2. Critic 1 and Critic 2 give favorable reviews, and Critic 3 gives an unfavorable review (F1, F2, U3).
3. Critic 1 and Critic 3 give favorable reviews, and Critic 2 gives an unfavorable review (F1, U2, F3).
4. Critic 2 and Critic 3 give favorable reviews, and Critic 1 gives an unfavorable review (U1, F2, F3).

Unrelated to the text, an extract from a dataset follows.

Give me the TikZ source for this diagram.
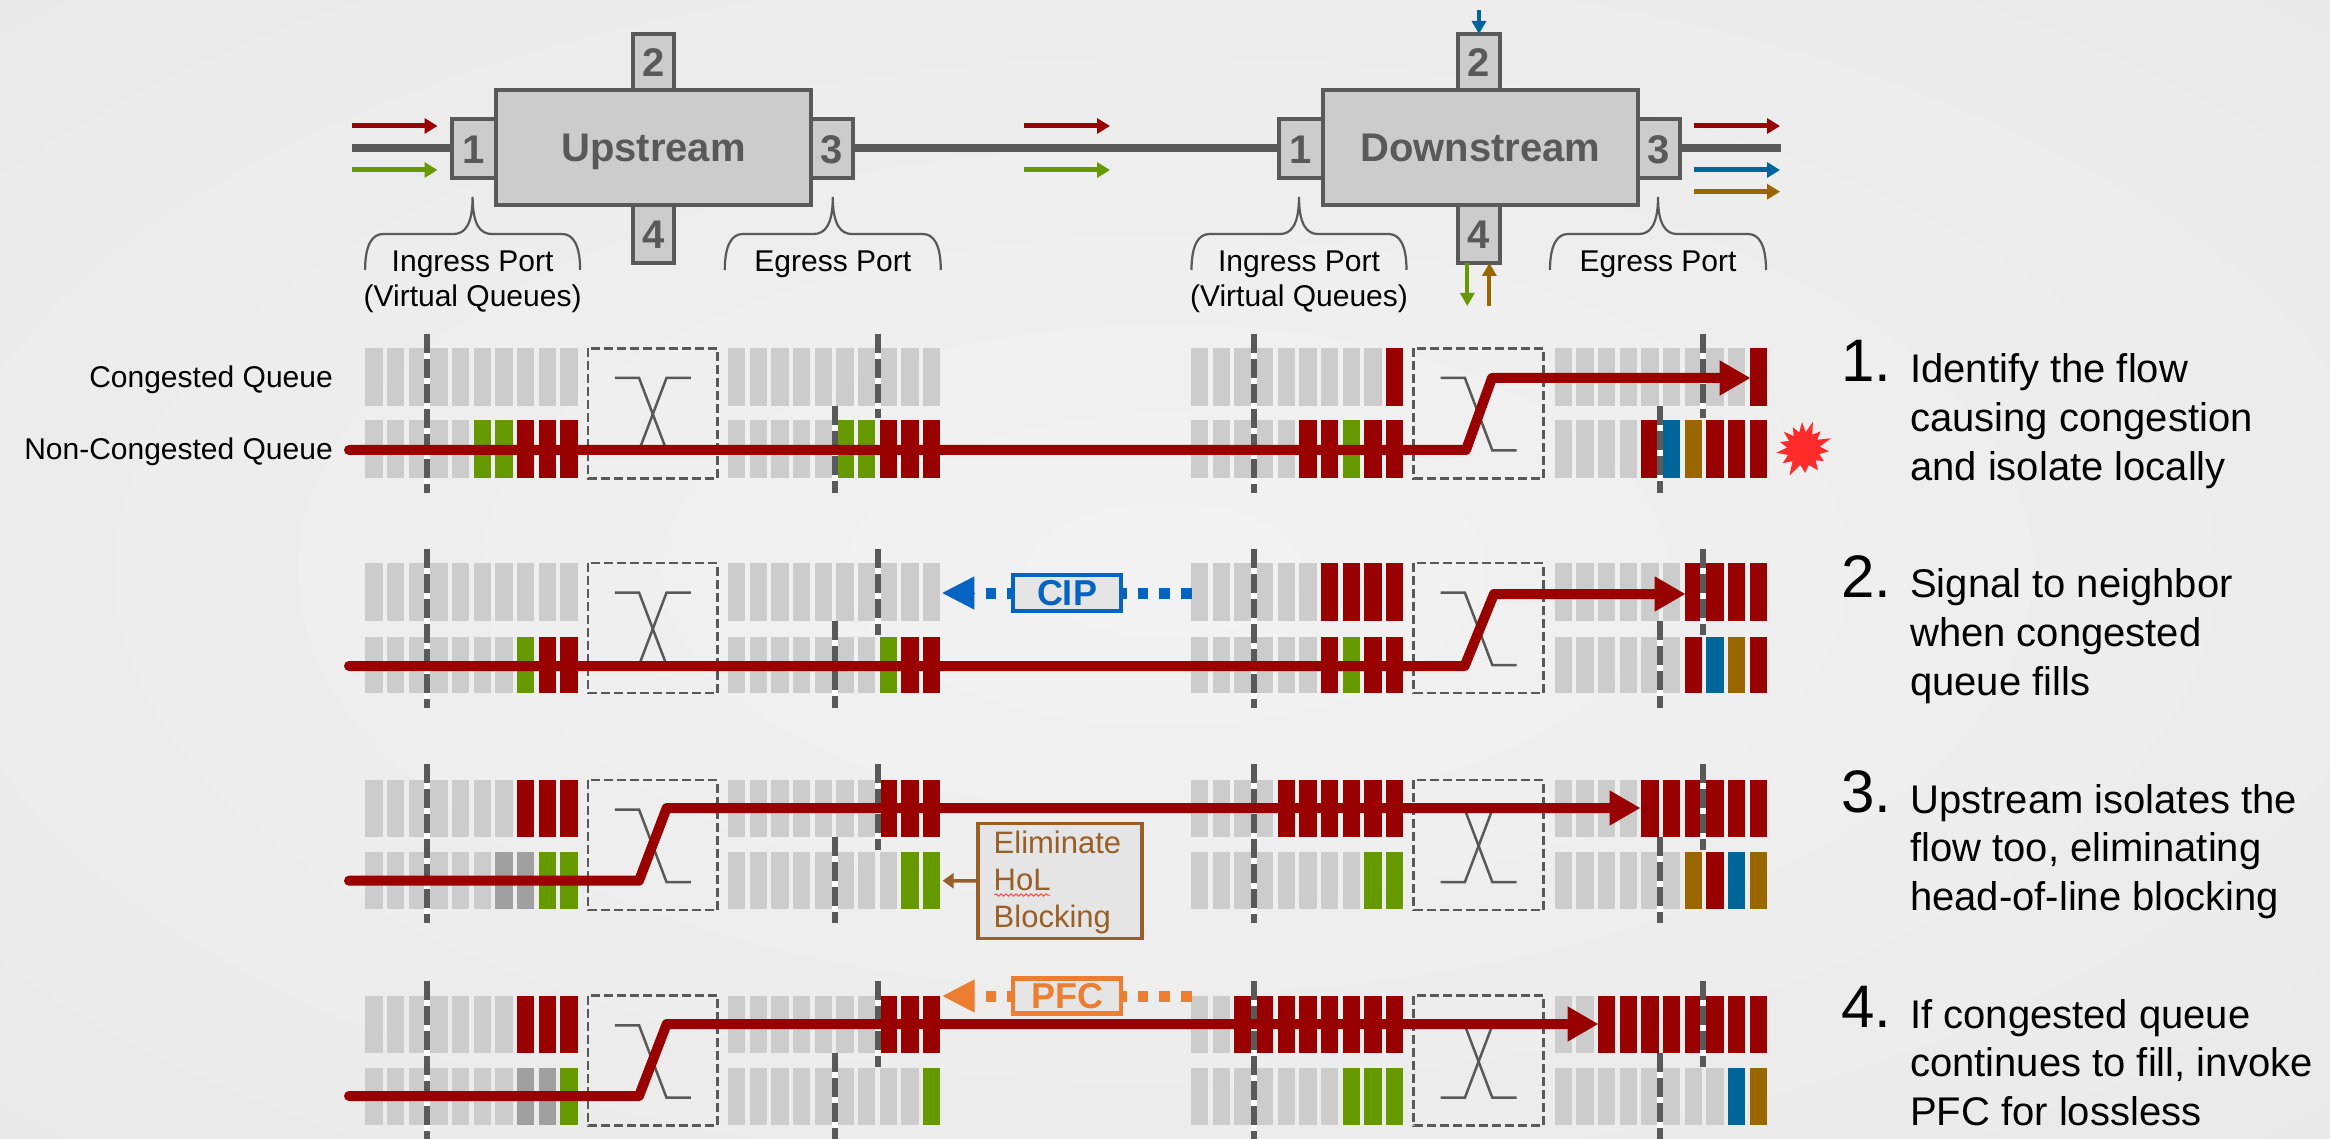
\documentclass[tikz,border=0pt]{standalone}
\usepackage{fontspec}
\setmainfont{Liberation Sans}
\usetikzlibrary{arrows.meta,decorations.pathmorphing}
\definecolor{qg}{HTML}{CCCCCC}
\definecolor{qd}{HTML}{A0A0A0}
\definecolor{qr}{HTML}{990000}
\definecolor{qn}{HTML}{669900}
\definecolor{qb}{HTML}{006699}
\definecolor{qw}{HTML}{996600}
\definecolor{ink}{HTML}{595959}
\definecolor{holc}{HTML}{9A5F26}
\definecolor{cipc}{HTML}{0563C1}
\definecolor{pfcc}{HTML}{ED7D31}
\definecolor{burstc}{HTML}{FF2A2A}
\pgfdeclareradialshading{bgshade}{\pgfpoint{0bp}{0bp}}{color(0bp)=(white!95!black); color(50bp)=(white!90!black)}
\newcommand\fsz[2]{\fontsize{#1}{#2}\selectfont}
\newcommand\qrow[4]{%
  \foreach \i in {0,...,9} {\fill[qg] ({#1+\i*21.65},#2) rectangle +(17.4,#3);}
  \foreach \i/\c in {#4} {\fill[fill=\c] ({#1+\i*21.65},#2) rectangle +(17.4,#3);}}
\newcommand\mydash[3]{%
  \draw[dashbar,white,solid] ({#1},{#2}) -- ({#1},{#3});
  \draw[dashbar] ({#1},{#2}) -- ({#1},{#3});}
\newcommand\qswitch[2]{%
  \draw[swbox] ({#1-64.8},#2) rectangle ({#1+64.8},{#2+130});
  \draw[swline] ({#1-38},{#2+29.7}) -- ({#1-13.7},{#2+29.7}) -- ({#1+13.7},{#2+102}) -- ({#1+38},{#2+102});
  \draw[swline] ({#1+38},{#2+29.7}) -- ({#1+13.7},{#2+29.7}) -- ({#1-13.7},{#2+102}) -- ({#1-38},{#2+102});}
\newcommand\qbrace[2]{%
  \draw[bracel] ({#1-#2},270) .. controls ({#1-#2},245) and ({#1-#2+7},234) .. ({#1-#2+18},234)
    -- ({#1-19},234) .. controls ({#1-8},234) and (#1,225) .. (#1,197)
    .. controls (#1,225) and ({#1+8},234) .. ({#1+19},234)
    -- ({#1+#2-18},234) .. controls ({#1+#2-7},234) and ({#1+#2},245) .. ({#1+#2},270);}
\tikzset{
  x=1pt,y=-1pt,
  sw/.style={draw=ink,fill=qg,line width=4pt,inner sep=0pt,outer sep=0pt,minimum width=315pt,minimum height=115pt,text=ink,font=\bfseries\fsz{40}{48},text height=28.4pt,text depth=0pt},
  port/.style={draw=ink,fill=qg,line width=4pt,inner sep=0pt,outer sep=0pt,text=ink,font=\bfseries\fsz{40}{48},text height=28.4pt,text depth=0pt},
  link/.style={draw=ink,line width=8pt},
  small/.style={line width=5pt,-{Triangle[length=13pt,width=15pt]}},
  smallv/.style={line width=4pt,-{Triangle[length=13pt,width=14pt]}},
  bracel/.style={draw=ink,line width=2.2pt},
  lab/.style={font=\fsz{30}{35},text=black,inner sep=0pt,align=center,anchor=base},
  qlab/.style={font=\fsz{30}{35},text=black,inner sep=0pt,anchor=base east},
  dashbar/.style={draw=ink,line width=6pt,dash pattern=on 19pt off 6pt},
  swbox/.style={draw=ink,line width=2.7pt,dash pattern=on 9pt off 4pt},
  swline/.style={draw=ink,line width=2.5pt},
  flow/.style={draw=qr,line width=10pt,line cap=round,line join=round,-{Triangle[length=31pt,width=33pt]}},
  sigbox/.style={line width=4.4pt,fill=white!90!black,inner sep=0pt,outer sep=0pt,minimum width=108pt,minimum height=36pt,font=\bfseries\fsz{36}{42}},
  sigdots/.style={line width=11pt,dash pattern=on 10.7pt off 11pt},
  sighead/.style={line width=1pt,-{Triangle[length=32pt,width=33pt]}},
  step num/.style={font=\fsz{60}{60},text=black,inner sep=0pt,anchor=base west},
  step text/.style={font=\fsz{40}{48.8},text=black,inner sep=0pt,align=left,anchor=base west},
}
\begin{document}
\begin{tikzpicture}
\useasboundingbox (0,0) rectangle (2330,1139);
\clip (0,0) rectangle (2330,1139);
\fill[shading=bgshade] (0,0) rectangle (2330,1139);

% --- top switches
\coordinate (inL) at (352,147.7);
\coordinate (outR) at (1781,147.7);
\node[port,minimum width=41pt,minimum height=56pt] (u2) at (653.5,62) {2};
\node[port,minimum width=41pt,minimum height=58pt] (u4) at (653.5,234) {4};
\node[port,minimum width=44pt,minimum height=59pt] (u1) at (474,149) {1};
\node[port,minimum width=42pt,minimum height=59pt] (u3) at (832,149) {3};
\node[sw] (up) at (653.5,147.5) {Upstream};
\node[port,minimum width=42pt,minimum height=56pt] (d2) at (1479,62) {2};
\node[port,minimum width=42pt,minimum height=58pt] (d4) at (1479,234) {4};
\node[port,minimum width=44pt,minimum height=59pt] (d1) at (1300.5,149) {1};
\node[port,minimum width=42pt,minimum height=59pt] (d3) at (1659,149) {3};
\node[sw] (dn) at (1480.3,147.5) {Downstream};
\draw[link] (inL) -- (u1.west |- inL);
\draw[link] (u3.east |- inL) -- (d1.west |- inL);
\draw[link] (d3.east |- inL) -- (outR);

% small flow arrows
\coordinate (a1s) at (352,126); \coordinate (a1e) at (437.5,126);
\coordinate (a2s) at (352,170); \coordinate (a2e) at (437.5,170);
\coordinate (a3s) at (1024,126); \coordinate (a3e) at (1110,126);
\coordinate (a4s) at (1024,170); \coordinate (a4e) at (1110,170);
\coordinate (a5s) at (1694,126); \coordinate (a5e) at (1780,126);
\coordinate (a6s) at (1694,170); \coordinate (a6e) at (1780,170);
\coordinate (a7s) at (1694,191.7); \coordinate (a7e) at (1780,191.7);
\draw[small,draw=qr,qr] (a1s) -- (a1e);
\draw[small,draw=qn,qn] (a2s) -- (a2e);
\draw[small,draw=qr,qr] (a3s) -- (a3e);
\draw[small,draw=qn,qn] (a4s) -- (a4e);
\draw[small,draw=qr,qr] (a5s) -- (a5e);
\draw[small,draw=qb,qb] (a6s) -- (a6e);
\draw[small,draw=qw,qw] (a7s) -- (a7e);
\coordinate (a8s) at (1479,10);
\coordinate (a9e) at (1467.3,306);
\coordinate (a10s) at (1489.4,306);
\draw[smallv,qb] (a8s) -- (a8s |- d2.north);
\draw[smallv,qn] (a9e |- d4.south) -- (a9e);
\draw[smallv,qw] (a10s) -- (a10s |- d4.south);

% braces and captions
\qbrace{472.6}{107.5}
\qbrace{832.8}{108}
\qbrace{1299}{107.5}
\qbrace{1658}{108}
\node[lab] (t1) at (472.6,306.7) {Ingress Port\\(Virtual Queues)};
\node[lab] (t2) at (832.8,271.7) {Egress Port};
\node[lab] (t3) at (1299,306.7) {Ingress Port\\(Virtual Queues)};
\node[lab] (t4) at (1658,271.7) {Egress Port};
\node[qlab] (q1) at (333,388) {Congested Queue};
\node[qlab] (q2) at (333,459.3) {Non-Congested Queue};

% --- diagram 1
\qrow{365.3}{348.3}{57.7}{0/qg}
\qrow{365.3}{420}{57.7}{5/qn,6/qn,7/qr,8/qr,9/qr}
\qrow{728}{348.3}{57.7}{0/qg}
\qrow{728}{420}{57.7}{5/qn,6/qn,7/qr,8/qr,9/qr}
\qrow{1191}{348.3}{57.7}{9/qr}
\qrow{1191}{420}{57.7}{5/qr,6/qr,7/qn,8/qr,9/qr}
\qrow{1554.7}{348.3}{57.7}{9/qr}
\qrow{1554.7}{420}{57.7}{4/qr,5/qb,6/qw,7/qr,8/qr,9/qr}
\mydash{427.3}{334}{493}
\mydash{878}{334}{418}
\mydash{834.5}{406}{493}
\mydash{1253.8}{334}{493}
\mydash{1702.8}{334}{418}
\mydash{1660.3}{406}{493}
\qswitch{652.8}{348.3}
\qswitch{1478.6}{348.3}
\coordinate (f1a) at (349,450); \coordinate (f1b) at (1466,450); \coordinate (f1c) at (1492,378); \coordinate (f1d) at (1750.6,378);
\draw[flow] (f1a) -- (f1b) -- (f1c) -- (f1d);
\fill[fill=burstc,shift={(1803,449)}] (339:30) -- (352:17) -- (5:26) -- (17:17) -- (30:24) -- (42:17) -- (55:26) -- (70:17) -- (85:24) -- (100:16) -- (117:30) -- (131:16) -- (145:25) -- (158:16) -- (172:27) -- (185:16) -- (197:24) -- (210:16) -- (222:26) -- (234:16) -- (245:24) -- (257:17) -- (268:27) -- (279:17) -- (290:29) -- (303:17) -- (315:25) -- (327:17) -- cycle;

% --- diagram 2
\qrow{365.3}{563}{58}{0/qg}
\qrow{365.3}{636.7}{56.6}{7/qn,8/qr,9/qr}
\qrow{728}{563}{58}{0/qg}
\qrow{728}{636.7}{56.6}{7/qn,8/qr,9/qr}
\qrow{1191}{563}{58}{6/qr,7/qr,8/qr,9/qr}
\qrow{1191}{636.7}{56.6}{6/qr,7/qn,8/qr,9/qr}
\qrow{1554.7}{563}{58}{6/qr,7/qr,8/qr,9/qr}
\qrow{1554.7}{636.7}{56.6}{6/qr,7/qb,8/qw,9/qr}
\mydash{427.3}{549}{708}
\mydash{878}{549}{635}
\mydash{834.5}{621}{708}
\mydash{1253.8}{549}{708}
\mydash{1702.8}{549}{635}
\mydash{1660.3}{621}{708}
\qswitch{652.8}{563}
\qswitch{1478.6}{563}
\coordinate (f2a) at (349,666); \coordinate (f2b) at (1464.6,666); \coordinate (f2c) at (1494,594); \coordinate (f2d) at (1685.6,594);
\draw[flow] (f2a) -- (f2b) -- (f2c) -- (f2d);
\coordinate (cipR) at (1191.7,593); \coordinate (cipL) at (985,593);
\coordinate (cipB) at (975,593); \coordinate (cipT) at (942.3,593);
\draw[sigdots,draw=cipc] (cipR) -- (cipL);
\draw[sighead,draw=cipc,cipc] (cipB) -- (cipT);
\node[sigbox,draw=cipc,text=cipc] (cip) at (1067,592.7) {CIP};

% --- diagram 3
\qrow{365.3}{780}{57}{7/qr,8/qr,9/qr}
\qrow{365.3}{852.3}{57}{6/qd,7/qd,8/qn,9/qn}
\qrow{728}{780}{57}{7/qr,8/qr,9/qr}
\qrow{728}{852.3}{57}{8/qn,9/qn}
\qrow{1191}{780}{57}{4/qr,5/qr,6/qr,7/qr,8/qr,9/qr}
\qrow{1191}{852.3}{57}{8/qn,9/qn}
\qrow{1554.7}{780}{57}{4/qr,5/qr,6/qr,7/qr,8/qr,9/qr}
\qrow{1554.7}{852.3}{57}{6/qw,7/qr,8/qb,9/qw}
\mydash{427.3}{764}{923}
\mydash{878}{764}{850}
\mydash{834.5}{837}{923}
\mydash{1253.8}{764}{923}
\mydash{1702.8}{764}{850}
\mydash{1660.3}{837}{923}
\qswitch{652.8}{780}
\qswitch{1478.6}{780}
\coordinate (f3a) at (349,880.7); \coordinate (f3b) at (639,880.7); \coordinate (f3c) at (666.7,808); \coordinate (f3d) at (1640.5,808);
\draw[flow] (f3a) -- (f3b) -- (f3c) -- (f3d);
\coordinate (holT) at (942.6,880.7);
\node[draw=holc,fill=white!90!black,line width=3.5pt,inner sep=0pt,outer sep=0pt,minimum width=164pt,minimum height=115pt] (hol) at (1060,881) {};
\node[text=holc,font=\fsz{31}{37},align=left,inner sep=0pt,anchor=base west] (holtext) at (993.5,927) {Eliminate\\HoL\\Blocking};
\draw[draw=holc,holc,line width=3.5pt,-{Triangle[length=11pt,width=15pt]}] (hol.west) -- (holT);
\coordinate (wavyA) at (994.5,895); \coordinate (wavyB) at (1050,895);
\draw[draw=red!70!white,line width=1pt,decorate,decoration={snake,amplitude=1.2pt,segment length=5pt}] (wavyA) -- (wavyB);

% --- diagram 4
\qrow{365.3}{995.7}{57.3}{7/qr,8/qr,9/qr}
\qrow{365.3}{1067.7}{57.3}{7/qd,8/qd,9/qn}
\qrow{728}{995.7}{57.3}{7/qr,8/qr,9/qr}
\qrow{728}{1067.7}{57.3}{9/qn}
\qrow{1191}{995.7}{57.3}{2/qr,3/qr,4/qr,5/qr,6/qr,7/qr,8/qr,9/qr}
\qrow{1191}{1067.7}{57.3}{7/qn,8/qn,9/qn}
\qrow{1554.7}{995.7}{57.3}{2/qr,3/qr,4/qr,5/qr,6/qr,7/qr,8/qr,9/qr}
\qrow{1554.7}{1067.7}{57.3}{8/qb,9/qw}
\mydash{427.3}{981}{1140}
\mydash{878}{981}{1067}
\mydash{834.5}{1053}{1140}
\mydash{1253.8}{981}{1140}
\mydash{1702.8}{981}{1067}
\mydash{1660.3}{1053}{1140}
\qswitch{652.8}{995.7}
\qswitch{1478.6}{995.7}
\coordinate (f4a) at (349,1096); \coordinate (f4b) at (639,1096); \coordinate (f4c) at (666.7,1024); \coordinate (f4d) at (1598.5,1024);
\draw[flow] (f4a) -- (f4b) -- (f4c) -- (f4d);
\coordinate (pfcR) at (1191.7,996); \coordinate (pfcL) at (985,996);
\coordinate (pfcB) at (975,996); \coordinate (pfcT) at (942.6,996);
\draw[sigdots,draw=pfcc] (pfcR) -- (pfcL);
\draw[sighead,draw=pfcc,pfcc] (pfcB) -- (pfcT);
\node[sigbox,draw=pfcc,text=pfcc,minimum height=35pt] (pfc) at (1067,996) {PFC};

% --- steps
\node[step num] (n1) at (1841,382) {1.};
\node[step text] (s1) at (1910,480) {Identify the flow\\causing congestion\\and isolate locally};
\node[step num] (n2) at (1841,597.5) {2.};
\node[step text] (s2) at (1910,695) {Signal to neighbor\\when congested\\queue fills};
\node[step num] (n3) at (1841,812) {3.};
\node[step text] (s3) at (1910,910.7) {Upstream isolates the\\flow too, eliminating\\head-of-line blocking};
\node[step num] (n4) at (1841,1027.7) {4.};
\node[step text] (s4) at (1910,1125.7) {If congested queue\\continues to fill, invoke\\PFC for lossless};
\end{tikzpicture}
\end{document}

**step6** Calculating probability for Scenario 1: All three favorable

Since the critics are independent, the probability of all three reviews being favorable is found by multiplying their individual probabilities:
$$P(\text{F1, F2, F3}) = P(F1) \times P(F2) \times P(F3)$$
$$= \frac{5}{7} \times \frac{4}{7} \times \frac{3}{7}$$
$$= \frac{5 \times 4 \times 3}{7 \times 7 \times 7}$$
$$= \frac{60}{343}$$

**step7** Calculating probability for Scenario 2: F1, F2, U3

The probability that Critic 1 and Critic 2 are favorable and Critic 3 is unfavorable is:
$$P(\text{F1, F2, U3}) = P(F1) \times P(F2) \times P(U3)$$
$$= \frac{5}{7} \times \frac{4}{7} \times \frac{4}{7}$$
$$= \frac{5 \times 4 \times 4}{7 \times 7 \times 7}$$
$$= \frac{80}{343}$$

**step8** Calculating probability for Scenario 3: F1, U2, F3

The probability that Critic 1 and Critic 3 are favorable and Critic 2 is unfavorable is:
$$P(\text{F1, U2, F3}) = P(F1) \times P(U2) \times P(F3)$$
$$= \frac{5}{7} \times \frac{3}{7} \times \frac{3}{7}$$
$$= \frac{5 \times 3 \times 3}{7 \times 7 \times 7}$$
$$= \frac{45}{343}$$

**step9** Calculating probability for Scenario 4: U1, F2, F3

The probability that Critic 1 is unfavorable and Critic 2 and Critic 3 are favorable is:
$$P(\text{U1, F2, F3}) = P(U1) \times P(F2) \times P(F3)$$
$$= \frac{2}{7} \times \frac{4}{7} \times \frac{3}{7}$$
$$= \frac{2 \times 4 \times 3}{7 \times 7 \times 7}$$
$$= \frac{24}{343}$$

**step10** Summing probabilities for a majority of favorable reviews

To find the total probability that a majority of reviews will be favorable, we add the probabilities of all the identified scenarios, as they are distinct and cannot happen at the same time:
$$P(\text{Majority Favorable}) = P(\text{F1, F2, F3}) + P(\text{F1, F2, U3}) + P(\text{F1, U2, F3}) + P(\text{U1, F2, F3})$$
$$= \frac{60}{343} + \frac{80}{343} + \frac{45}{343} + \frac{24}{343}$$
$$= \frac{60 + 80 + 45 + 24}{343}$$
$$= \frac{140 + 45 + 24}{343}$$
$$= \frac{185 + 24}{343}$$
$$= \frac{209}{343}$$
Therefore, the probability that a majority of three reviews will be favorable is $$\frac{209}{343}$$. This matches option B.